Earlier in 2016, Google took a small but prominent step by implementing a ban on payday loan ads in its search browser. Following that, Google decided to take another leap by updating Google’s app development guidelines for Android operating systems. The new guidelines state that any apps for personal loans with Annual Percent Rate of 36% or higher are not allowed on the Google Play Store. Furthermore, according to the new guidelines, the Personal Loan apps must display their maximum Annual Percent Rate (APR), calculated consistently with the Truth In Lending Act (TILA).
A Google spokesman said that the financial- services policy was expanded to protect the user from deceptive and exploitative loan terms.
The guidelines implemented in August have caused havoc among the online moneylenders who are not at all happy with the change.
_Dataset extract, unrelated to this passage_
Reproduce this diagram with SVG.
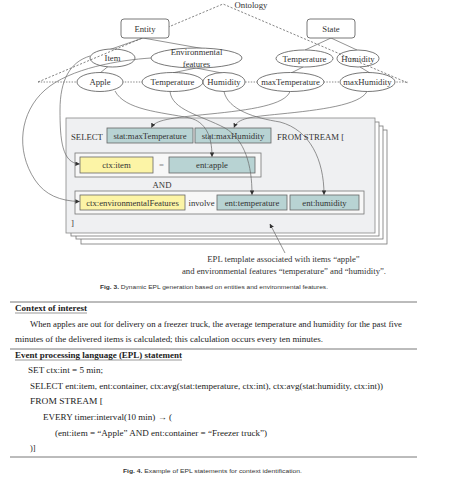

The changed guidelines force the moneylenders to either change their Annual Percent Rate to meet Google’s requirement or to withdraw from the race completely.
While many states in the U.S are taking initiatives to tighten the reins on high- interest loans, Google has emerged as one of the biggest tech giants to add to the efforts to keep the companies who try to manipulate legal business models in check.
On the one hand, where people are happy with the change, the chief executive of Online Lenders Alliance Mary Jackson is quoting the change as “unfair to the commerce worlds”. She argues that it harms the legitimate operators and legitimate consumers in need of legal loans. CURO Financial Corp., Enova International Tech., and Money lion are just some of the lenders that are greatly affected by the new guidelines.
An African American advocacy group, Colors of Change, earlier this year requested Google and Apple to change their guidelines to keep the exploitive moneylenders in check. Where an Apple spokesperson handles the issue by stating that they regularly review its app store guideline, Google came back with definitive action.
The vice president for Color of Change, Arisha Hatch, said that the policy change effectively cuts off the Google Play store as a vehicle for predatory loans and talked about their plans to push Apple to do the same.
Implementation of these bans on payday loans does not necessarily mean that every Android user is sheltered from these apps. One may not be able to download the app from the Google Play store but can easily do so from the non-Google source, though Google opposes this idea due to major security concerns.
While moneylenders are fighting the battle by justifying their actions as legal and legitimate, Google is marking its actions as consequential for protecting not only its users but people in general from the barbaric rate of interests.
In hindsight, the actions taken by Google not only help the users avoid the predatory payday loans but look for a more viable option with lower Annual Percent Rate if in need.